* [GIVEN MATERIAL]
____
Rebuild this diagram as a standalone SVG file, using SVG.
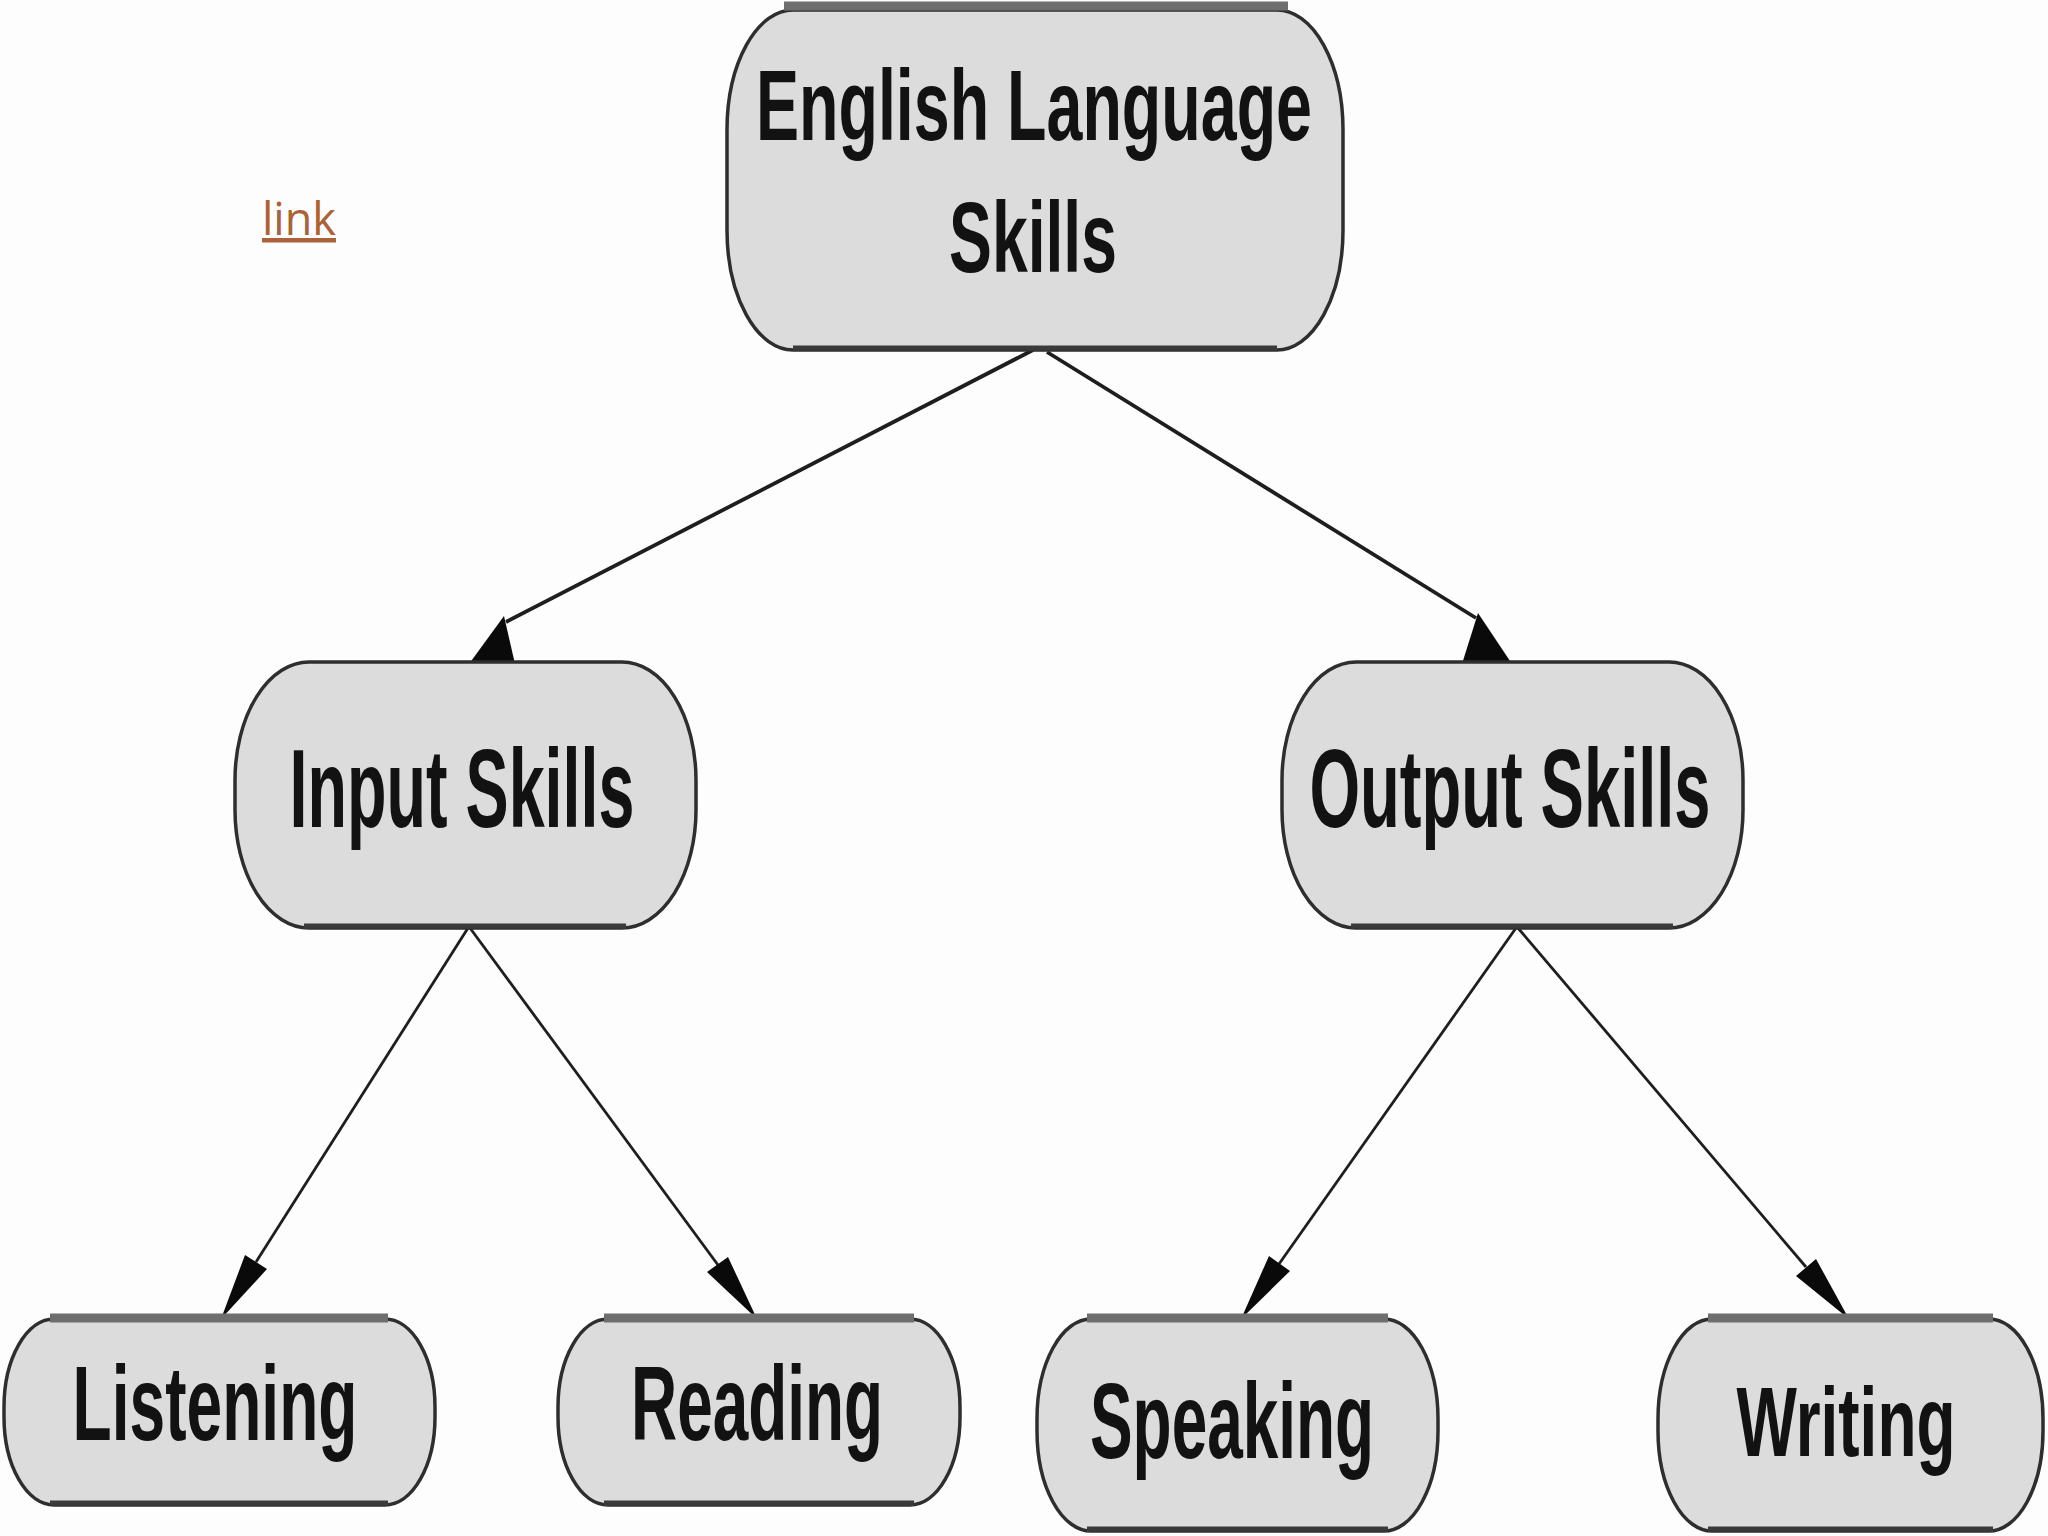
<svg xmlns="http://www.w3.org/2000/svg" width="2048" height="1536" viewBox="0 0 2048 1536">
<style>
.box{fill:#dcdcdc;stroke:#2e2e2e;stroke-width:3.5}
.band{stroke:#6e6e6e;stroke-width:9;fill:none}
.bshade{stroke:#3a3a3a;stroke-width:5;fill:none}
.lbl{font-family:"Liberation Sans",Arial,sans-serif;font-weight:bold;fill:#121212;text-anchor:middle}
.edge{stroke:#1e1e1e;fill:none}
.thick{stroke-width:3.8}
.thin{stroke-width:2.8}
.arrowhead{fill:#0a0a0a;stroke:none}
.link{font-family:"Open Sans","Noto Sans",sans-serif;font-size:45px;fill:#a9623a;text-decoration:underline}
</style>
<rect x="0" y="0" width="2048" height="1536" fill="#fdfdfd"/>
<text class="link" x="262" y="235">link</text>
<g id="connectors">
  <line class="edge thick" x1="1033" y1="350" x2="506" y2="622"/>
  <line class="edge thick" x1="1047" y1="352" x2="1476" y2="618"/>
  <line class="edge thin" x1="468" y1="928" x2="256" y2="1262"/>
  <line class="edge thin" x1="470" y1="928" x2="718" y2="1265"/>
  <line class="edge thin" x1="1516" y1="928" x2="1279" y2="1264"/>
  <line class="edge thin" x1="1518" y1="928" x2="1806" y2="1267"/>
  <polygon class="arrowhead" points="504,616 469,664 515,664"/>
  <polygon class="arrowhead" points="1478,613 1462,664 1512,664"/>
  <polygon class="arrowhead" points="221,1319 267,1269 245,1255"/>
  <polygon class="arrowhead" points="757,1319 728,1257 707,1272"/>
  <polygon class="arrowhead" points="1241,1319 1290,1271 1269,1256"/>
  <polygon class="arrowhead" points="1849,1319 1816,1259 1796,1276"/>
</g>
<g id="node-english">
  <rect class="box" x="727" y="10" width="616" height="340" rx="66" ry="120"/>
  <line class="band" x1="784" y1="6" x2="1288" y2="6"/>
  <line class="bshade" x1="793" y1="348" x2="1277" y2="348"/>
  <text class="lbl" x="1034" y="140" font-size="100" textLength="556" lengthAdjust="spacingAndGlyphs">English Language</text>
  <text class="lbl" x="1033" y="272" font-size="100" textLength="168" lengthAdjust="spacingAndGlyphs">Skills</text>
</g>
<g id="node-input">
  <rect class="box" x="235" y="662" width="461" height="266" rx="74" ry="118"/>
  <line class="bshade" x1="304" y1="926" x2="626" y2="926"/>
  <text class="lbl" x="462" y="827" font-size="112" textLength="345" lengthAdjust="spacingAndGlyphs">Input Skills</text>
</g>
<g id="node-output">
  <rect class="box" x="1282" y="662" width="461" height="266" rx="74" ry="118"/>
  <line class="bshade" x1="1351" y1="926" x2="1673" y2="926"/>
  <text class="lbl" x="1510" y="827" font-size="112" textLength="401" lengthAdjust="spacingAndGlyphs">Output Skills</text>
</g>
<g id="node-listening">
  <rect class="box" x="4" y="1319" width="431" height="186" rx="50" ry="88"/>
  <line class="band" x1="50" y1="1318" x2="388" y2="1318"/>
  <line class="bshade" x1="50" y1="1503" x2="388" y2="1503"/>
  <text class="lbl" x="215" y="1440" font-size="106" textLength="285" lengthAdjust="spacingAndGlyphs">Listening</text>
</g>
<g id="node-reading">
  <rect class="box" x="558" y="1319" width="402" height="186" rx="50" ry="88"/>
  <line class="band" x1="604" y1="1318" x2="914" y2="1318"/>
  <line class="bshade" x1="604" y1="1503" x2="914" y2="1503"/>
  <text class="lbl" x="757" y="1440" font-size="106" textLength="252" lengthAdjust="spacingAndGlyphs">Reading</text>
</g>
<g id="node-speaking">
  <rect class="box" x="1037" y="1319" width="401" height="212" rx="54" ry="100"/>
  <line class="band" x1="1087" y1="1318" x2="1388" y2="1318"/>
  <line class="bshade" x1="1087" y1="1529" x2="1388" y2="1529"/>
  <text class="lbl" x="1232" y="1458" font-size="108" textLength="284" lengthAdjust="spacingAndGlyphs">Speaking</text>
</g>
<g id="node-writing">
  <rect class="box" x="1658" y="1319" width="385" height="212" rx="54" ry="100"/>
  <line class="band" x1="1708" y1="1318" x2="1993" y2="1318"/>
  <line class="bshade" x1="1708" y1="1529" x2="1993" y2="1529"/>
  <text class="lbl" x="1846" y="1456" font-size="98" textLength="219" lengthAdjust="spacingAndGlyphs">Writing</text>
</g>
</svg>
____
Transcribe the whole listing exactly. Pictures are excluded.

Rebuild this diagram as a standalone SVG file, using SVG.
<svg xmlns="http://www.w3.org/2000/svg" width="2048" height="1536" viewBox="0 0 2048 1536">
<style>
.box{fill:#dcdcdc;stroke:#2e2e2e;stroke-width:3.5}
.band{stroke:#6e6e6e;stroke-width:9;fill:none}
.bshade{stroke:#3a3a3a;stroke-width:5;fill:none}
.lbl{font-family:"Liberation Sans",Arial,sans-serif;font-weight:bold;fill:#121212;text-anchor:middle}
.edge{stroke:#1e1e1e;fill:none}
.thick{stroke-width:3.8}
.thin{stroke-width:2.8}
.arrowhead{fill:#0a0a0a;stroke:none}
.link{font-family:"Open Sans","Noto Sans",sans-serif;font-size:45px;fill:#a9623a;text-decoration:underline}
</style>
<rect x="0" y="0" width="2048" height="1536" fill="#fdfdfd"/>
<text class="link" x="262" y="235">link</text>
<g id="connectors">
  <line class="edge thick" x1="1033" y1="350" x2="506" y2="622"/>
  <line class="edge thick" x1="1047" y1="352" x2="1476" y2="618"/>
  <line class="edge thin" x1="468" y1="928" x2="256" y2="1262"/>
  <line class="edge thin" x1="470" y1="928" x2="718" y2="1265"/>
  <line class="edge thin" x1="1516" y1="928" x2="1279" y2="1264"/>
  <line class="edge thin" x1="1518" y1="928" x2="1806" y2="1267"/>
  <polygon class="arrowhead" points="504,616 469,664 515,664"/>
  <polygon class="arrowhead" points="1478,613 1462,664 1512,664"/>
  <polygon class="arrowhead" points="221,1319 267,1269 245,1255"/>
  <polygon class="arrowhead" points="757,1319 728,1257 707,1272"/>
  <polygon class="arrowhead" points="1241,1319 1290,1271 1269,1256"/>
  <polygon class="arrowhead" points="1849,1319 1816,1259 1796,1276"/>
</g>
<g id="node-english">
  <rect class="box" x="727" y="10" width="616" height="340" rx="66" ry="120"/>
  <line class="band" x1="784" y1="6" x2="1288" y2="6"/>
  <line class="bshade" x1="793" y1="348" x2="1277" y2="348"/>
  <text class="lbl" x="1034" y="140" font-size="100" textLength="556" lengthAdjust="spacingAndGlyphs">English Language</text>
  <text class="lbl" x="1033" y="272" font-size="100" textLength="168" lengthAdjust="spacingAndGlyphs">Skills</text>
</g>
<g id="node-input">
  <rect class="box" x="235" y="662" width="461" height="266" rx="74" ry="118"/>
  <line class="bshade" x1="304" y1="926" x2="626" y2="926"/>
  <text class="lbl" x="462" y="827" font-size="112" textLength="345" lengthAdjust="spacingAndGlyphs">Input Skills</text>
</g>
<g id="node-output">
  <rect class="box" x="1282" y="662" width="461" height="266" rx="74" ry="118"/>
  <line class="bshade" x1="1351" y1="926" x2="1673" y2="926"/>
  <text class="lbl" x="1510" y="827" font-size="112" textLength="401" lengthAdjust="spacingAndGlyphs">Output Skills</text>
</g>
<g id="node-listening">
  <rect class="box" x="4" y="1319" width="431" height="186" rx="50" ry="88"/>
  <line class="band" x1="50" y1="1318" x2="388" y2="1318"/>
  <line class="bshade" x1="50" y1="1503" x2="388" y2="1503"/>
  <text class="lbl" x="215" y="1440" font-size="106" textLength="285" lengthAdjust="spacingAndGlyphs">Listening</text>
</g>
<g id="node-reading">
  <rect class="box" x="558" y="1319" width="402" height="186" rx="50" ry="88"/>
  <line class="band" x1="604" y1="1318" x2="914" y2="1318"/>
  <line class="bshade" x1="604" y1="1503" x2="914" y2="1503"/>
  <text class="lbl" x="757" y="1440" font-size="106" textLength="252" lengthAdjust="spacingAndGlyphs">Reading</text>
</g>
<g id="node-speaking">
  <rect class="box" x="1037" y="1319" width="401" height="212" rx="54" ry="100"/>
  <line class="band" x1="1087" y1="1318" x2="1388" y2="1318"/>
  <line class="bshade" x1="1087" y1="1529" x2="1388" y2="1529"/>
  <text class="lbl" x="1232" y="1458" font-size="108" textLength="284" lengthAdjust="spacingAndGlyphs">Speaking</text>
</g>
<g id="node-writing">
  <rect class="box" x="1658" y="1319" width="385" height="212" rx="54" ry="100"/>
  <line class="band" x1="1708" y1="1318" x2="1993" y2="1318"/>
  <line class="bshade" x1="1708" y1="1529" x2="1993" y2="1529"/>
  <text class="lbl" x="1846" y="1456" font-size="98" textLength="219" lengthAdjust="spacingAndGlyphs">Writing</text>
</g>
</svg>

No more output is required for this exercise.